By Alejandro Martínez
The owner of radio station Sin Fronteras 98.5 FM Marcelino Váquez was gunned down and killed on Wednesday Feb. 6 in front of his work place in Pedro Juan Caballero, Paraguay, near the border with Brazil, website Paraguay.com informed.
Witnesses reported that around 7 p.m. two armed men intercepted Vázquez while he left the station and shot him at point blank. Vázquez, 54, was en route to a club that he also owned.
The reasons behind the attack remain unknown but Reporters Without Borders (or RSF in French) said that "organized crime was probably behind this murder, especially as the method bears its hallmarks.”
"Sin Fronteras FM was mainly a music station but it also carried news and opinion programmes that were ready to broach any subject. Vázquez almost certainly paid the price for this audacity," the organization said.

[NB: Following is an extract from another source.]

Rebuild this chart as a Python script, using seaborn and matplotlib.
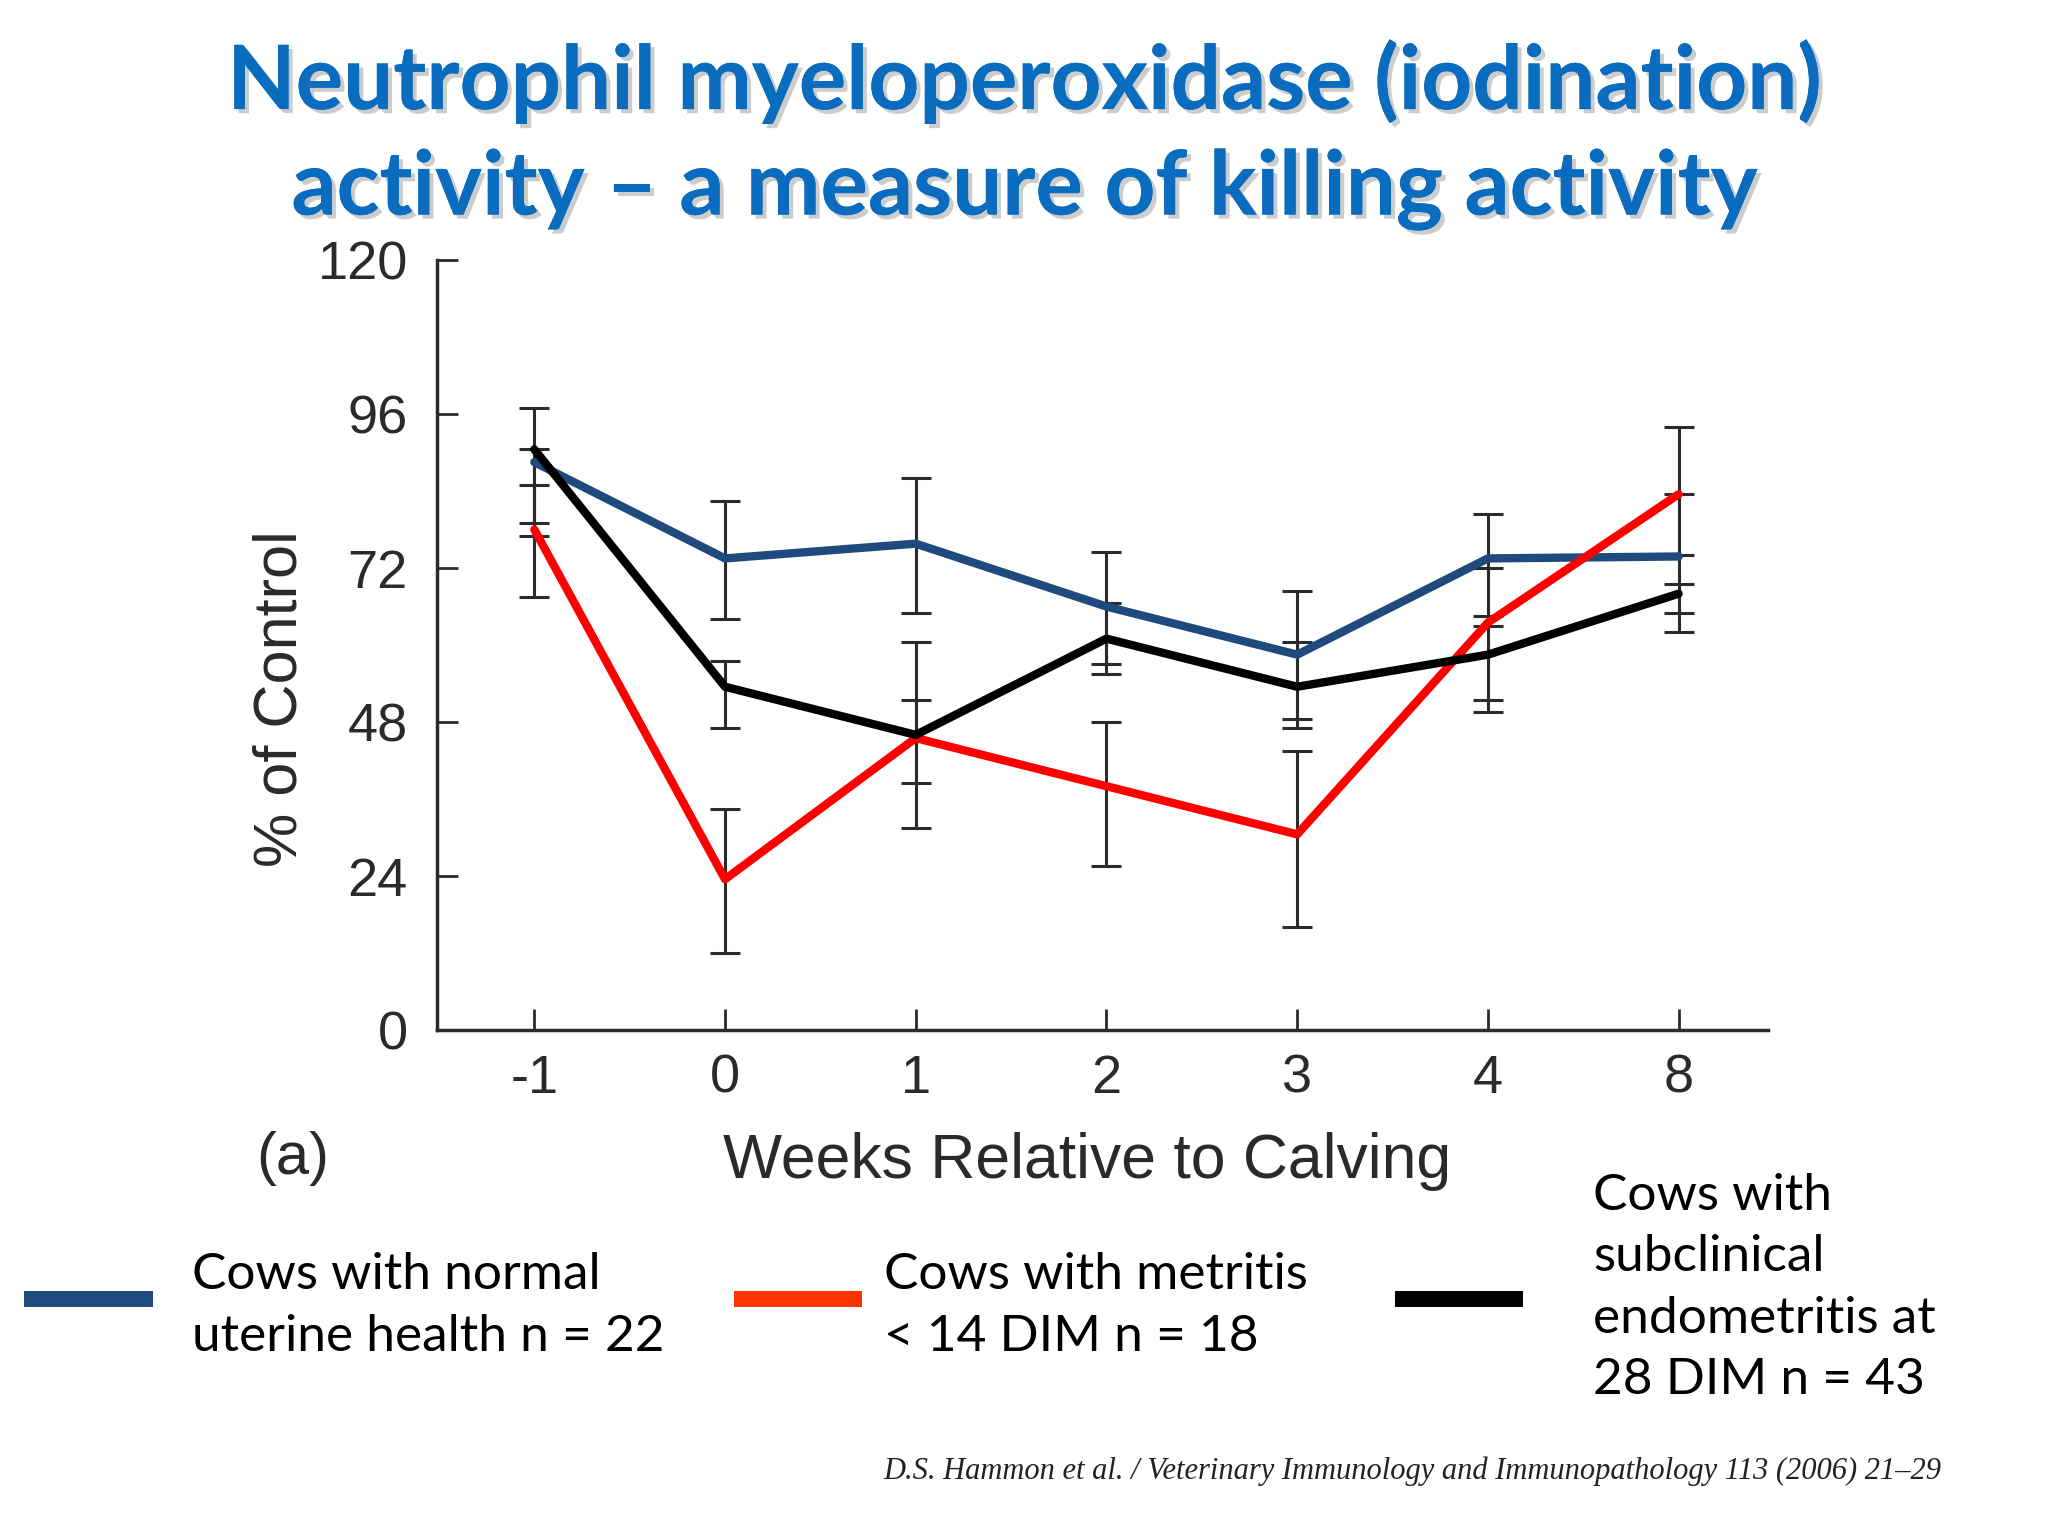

Paraguay dropped 11 places in RSF's most recent Press Freedom Index. The organization said the region near Pedro Juan Caballero -- the capital of Amambay department -- is known as an area where marijuana is grown, drugs travel through the border with Brazil and journalists from both countries are exposed to constant danger. RSF produced a report on the region on 2011.
According to AFP, the crime was the most recent one in a wave of killings that are presumably also related to organized crime.